Question

$$ 3$$. Show that $$ y=c{e}^{-x}$$ is a solution of the differential equation $$ \frac{dy}{dx}+y=0$$

Answer

**step1** Understanding the Problem

The problem requires us to verify if the given function, $$y=ce^{-x}$$, satisfies the differential equation, $$\frac{dy}{dx}+y=0$$. To do this, we need to calculate the derivative of the function $$y$$ with respect to $$x$$ (i.e., find $$\frac{dy}{dx}$$) and then substitute both the original function $$y$$ and its derivative $$\frac{dy}{dx}$$ into the differential equation. If the equation holds true (i.e., both sides of the equation are equal), then the function is a solution.

**step2** Finding the Derivative of the Function

We are given the function $$y = ce^{-x}$$.
To find $$\frac{dy}{dx}$$, we differentiate $$y$$ with respect to $$x$$.
The derivative of a constant multiplied by a function is the constant times the derivative of the function.
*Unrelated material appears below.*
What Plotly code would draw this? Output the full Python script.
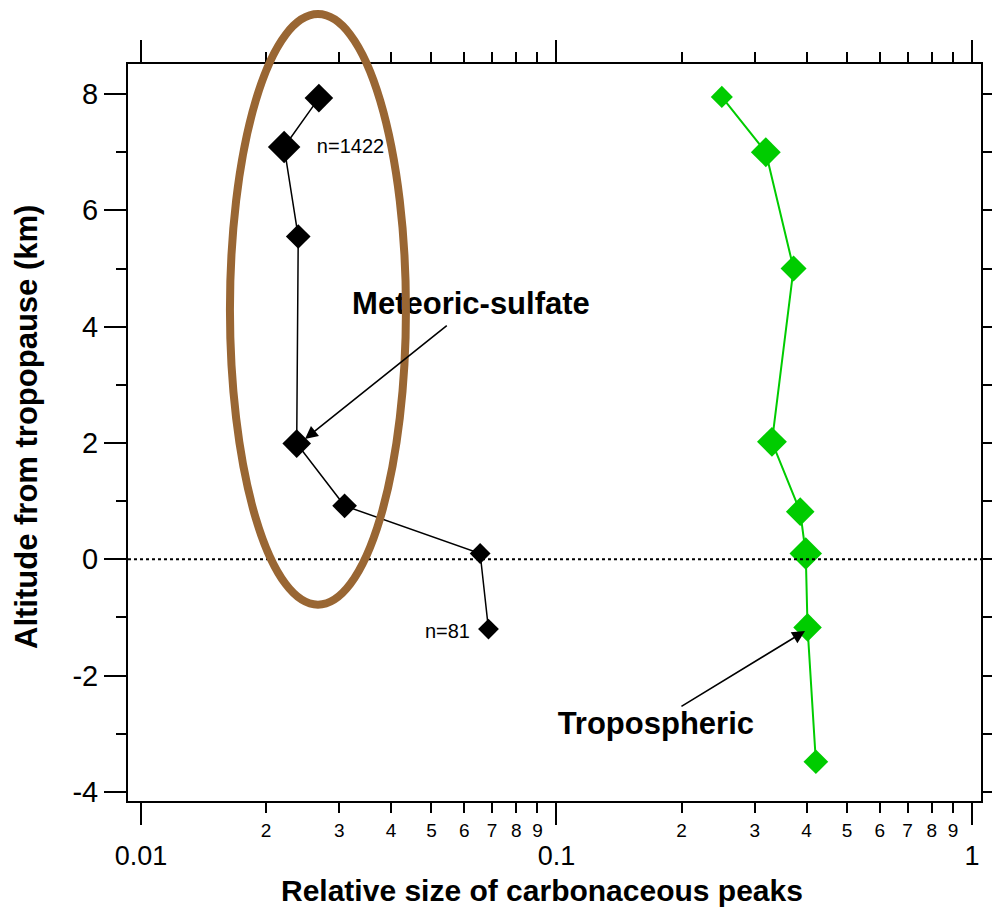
import numpy as np
import plotly.graph_objects as go

# ---------------- data ----------------
met_size = [0.0268, 0.0221, 0.0239, 0.0237, 0.0309, 0.0655, 0.0686]
met_alt = [7.93, 7.09, 5.55, 1.99, 0.92, 0.10, -1.20]
met_marker = [22, 25, 19, 22, 19, 16, 16]

tro_size = [0.250, 0.319, 0.372, 0.330, 0.386, 0.398, 0.402, 0.421]
tro_alt = [7.95, 7.00, 5.00, 2.02, 0.82, 0.10, -1.17, -3.48]
tro_marker = [17, 23, 20, 23, 22, 25, 22, 19]

x_major = [0.01, 0.1, 1]
x_major_text = ["0.01", "0.1", "1"]
x_minor = [m * 10.0 ** e for e in (-2, -1) for m in range(2, 10)]
x_minor_text = [str(m) for e in (-2, -1) for m in range(2, 10)]
y_major = [-4, -2, 0, 2, 4, 6, 8]
y_major_text = ["-4", "-2", "0", "2", "4", "6", "8"]
y_minor = [-3, -1, 1, 3, 5, 7]
y_all = list(range(-4, 9))

x_range_log = [-2.0313, 0.0217]
y_range = [-4.155, 8.516]

x_title = "Relative size of carbonaceous peaks"
y_title = "Altitude from tropopause (km)"

# labels: (text, x, y)
lbl_meteoric = ("Meteoric-sulfate", 0.06225, 4.343)
lbl_tropo = ("Tropospheric", 0.1734, -2.862)
lbl_n1422 = ("n=1422", 0.0265, 7.066)
lbl_n81 = ("n=81", 0.0619, -1.258)

# arrows: (tail_x, tail_y, head_x, head_y)
arrow_met = (0.05489, 4.040, 0.02481, 2.068)
arrow_tro = (0.1982, -2.544, 0.3964, -1.233)

# ellipse (x0, x1, y0, y1) in data units
ellipse = (0.01637, 0.04342, -0.780, 9.374)

FONT = "Liberation Sans, Arial, sans-serif"
BLACK = "#000000"
GREEN = "#00CC00"
BROWN = "#996633"

fig = go.Figure()

fig.add_trace(go.Scatter(
    x=met_size, y=met_alt, mode="lines+markers",
    line=dict(color=BLACK, width=1.5),
    marker=dict(symbol="diamond", size=met_marker, color=BLACK, opacity=1,
                line=dict(width=0)),
    showlegend=False, hoverinfo="skip"))

fig.add_trace(go.Scatter(
    x=tro_size, y=tro_alt, mode="lines+markers",
    line=dict(color=GREEN, width=2),
    marker=dict(symbol="diamond", size=tro_marker, color=GREEN, opacity=1,
                line=dict(width=0)),
    showlegend=False, hoverinfo="skip"))

# text labels as traces so the ellipse can sit above them
for (t, x, y), pos, size, bold in [
    (lbl_meteoric, "middle center", 31, True),
    (lbl_tropo, "middle center", 31, True),
    (lbl_n1422, "middle right", 20, False),
    (lbl_n81, "middle left", 20, False),
]:
    fig.add_trace(go.Scatter(
        x=[x], y=[y], mode="text", text=[t], textposition=pos,
        textfont=dict(family=FONT, size=size, color=BLACK,
                      weight="bold" if bold else "normal"),
        showlegend=False, hoverinfo="skip", cliponaxis=False))

# empty traces so the mirror axes (top, right, minor-label axis) get drawn
for xa, ya in (("x2", "y"), ("x3", "y"), ("x", "y2")):
    fig.add_trace(go.Scatter(x=[None], y=[None], xaxis=xa, yaxis=ya,
                             mode="markers", showlegend=False, hoverinfo="skip"))

# dotted tropopause line
fig.add_hline(y=0, line=dict(color=BLACK, width=2, dash="dot"))

# ellipse around meteoric-sulfate points (y in paper units so it isn't clipped)
yspan = y_range[1] - y_range[0]
fig.add_shape(type="circle", xref="x", yref="paper",
              x0=ellipse[0], x1=ellipse[1],
              y0=(ellipse[2] - y_range[0]) / yspan,
              y1=(ellipse[3] - y_range[0]) / yspan,
              line=dict(color=BROWN, width=8), layer="above")

# arrows
for tx, ty, hx, hy in (arrow_met, arrow_tro):
    fig.add_annotation(x=np.log10(hx), y=hy, ax=np.log10(tx), ay=ty,
                       xref="x", yref="y", axref="x", ayref="y",
                       text="", showarrow=True, arrowhead=2, arrowsize=1.6,
                       arrowwidth=1.6, arrowcolor=BLACK, standoff=0, startstandoff=0)

# axis titles
fig.add_annotation(text=x_title, xref="paper", yref="paper", x=0.4848, y=-0.1221,
                   xanchor="center", yanchor="middle", showarrow=False,
                   font=dict(size=30, family=FONT, weight="bold", color=BLACK))
fig.add_annotation(text=y_title, xref="paper", yref="paper", x=-0.1184, y=0.5075,
                   xanchor="center", yanchor="middle", showarrow=False, textangle=-90,
                   font=dict(size=31, family=FONT, weight="bold", color=BLACK))

tick_common = dict(ticks="outside", tickwidth=2, tickcolor=BLACK,
                   showline=True, linewidth=2, linecolor=BLACK,
                   showgrid=False, zeroline=False, automargin=False)

fig.update_layout(
    width=992, height=909,
    margin=dict(l=128, r=11, t=64, b=108),
    paper_bgcolor="white", plot_bgcolor="white",
    font=dict(family=FONT, color=BLACK),
    xaxis=dict(
        type="log", range=x_range_log, tickmode="array",
        tickvals=x_major, ticktext=x_major_text, ticklen=22,
        tickfont=dict(size=27, family=FONT), ticklabelstandoff=8,
        minor=dict(tickvals=x_minor, ticklen=10, tickwidth=2, tickcolor=BLACK, ticks="outside"),
        **tick_common),
    xaxis2=dict(
        type="log", range=x_range_log, overlaying="x", side="top", anchor="y",
        tickmode="array", tickvals=x_major, ticklen=22, showticklabels=False,
        minor=dict(tickvals=x_minor, ticklen=10, tickwidth=2, tickcolor=BLACK, ticks="outside"),
        **tick_common),
    xaxis3=dict(
        type="log", range=x_range_log, overlaying="x", side="bottom", anchor="y",
        tickmode="array", tickvals=x_minor, ticktext=x_minor_text, ticks="outside",
        ticklen=10, tickwidth=2, tickcolor=BLACK, showline=False, showgrid=False,
        zeroline=False, automargin=False, tickfont=dict(size=19, family=FONT),
        ticklabelstandoff=2),
    yaxis=dict(
        range=y_range, tickmode="array", tickvals=y_major, ticktext=y_major_text,
        ticklen=22, tickfont=dict(size=29, family=FONT),
        minor=dict(tickvals=y_minor, ticklen=10, tickwidth=2, tickcolor=BLACK, ticks="outside"),
        **tick_common),
    yaxis2=dict(
        range=y_range, overlaying="y", side="right", anchor="x",
        tickmode="array", tickvals=y_all, ticklen=11, showticklabels=False,
        **tick_common),
)

fig.write_html("out.html", config={"displayModeBar": False})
Here, $$c$$ is a constant.
The derivative of $$e^{kx}$$ with respect to $$x$$ is $$ke^{kx}$$. In our function, $$e^{-x}$$, the value of $$k$$ is $$-1$$.
Therefore, the derivative of $$e^{-x}$$ is $$-1 \cdot e^{-x} = -e^{-x}$$.
So, $$\frac{dy}{dx} = c \cdot (-e^{-x}) = -ce^{-x}$$.

**step3** Substituting into the Differential Equation

Now we substitute the expression for $$y$$ and the expression for $$\frac{dy}{dx}$$ into the given differential equation:
The differential equation is: $$\frac{dy}{dx} + y = 0$$
Substitute $$\frac{dy}{dx} = -ce^{-x}$$ and $$y = ce^{-x}$$ into the equation:
$$(-ce^{-x}) + (ce^{-x}) = 0$$

**step4** Verifying the Solution

Let's simplify the left side of the equation we obtained in the previous step:
$$-ce^{-x} + ce^{-x}$$
These two terms are identical in magnitude but opposite in sign. When added together, they cancel each other out.
$$-ce^{-x} + ce^{-x} = 0$$
So, the equation simplifies to:
$$0 = 0$$
Since the left side of the differential equation equals the right side (0 = 0) after substituting $$y$$ and $$\frac{dy}{dx}$$, this confirms that the function $$y = ce^{-x}$$ is indeed a solution to the differential equation $$\frac{dy}{dx} + y = 0$$.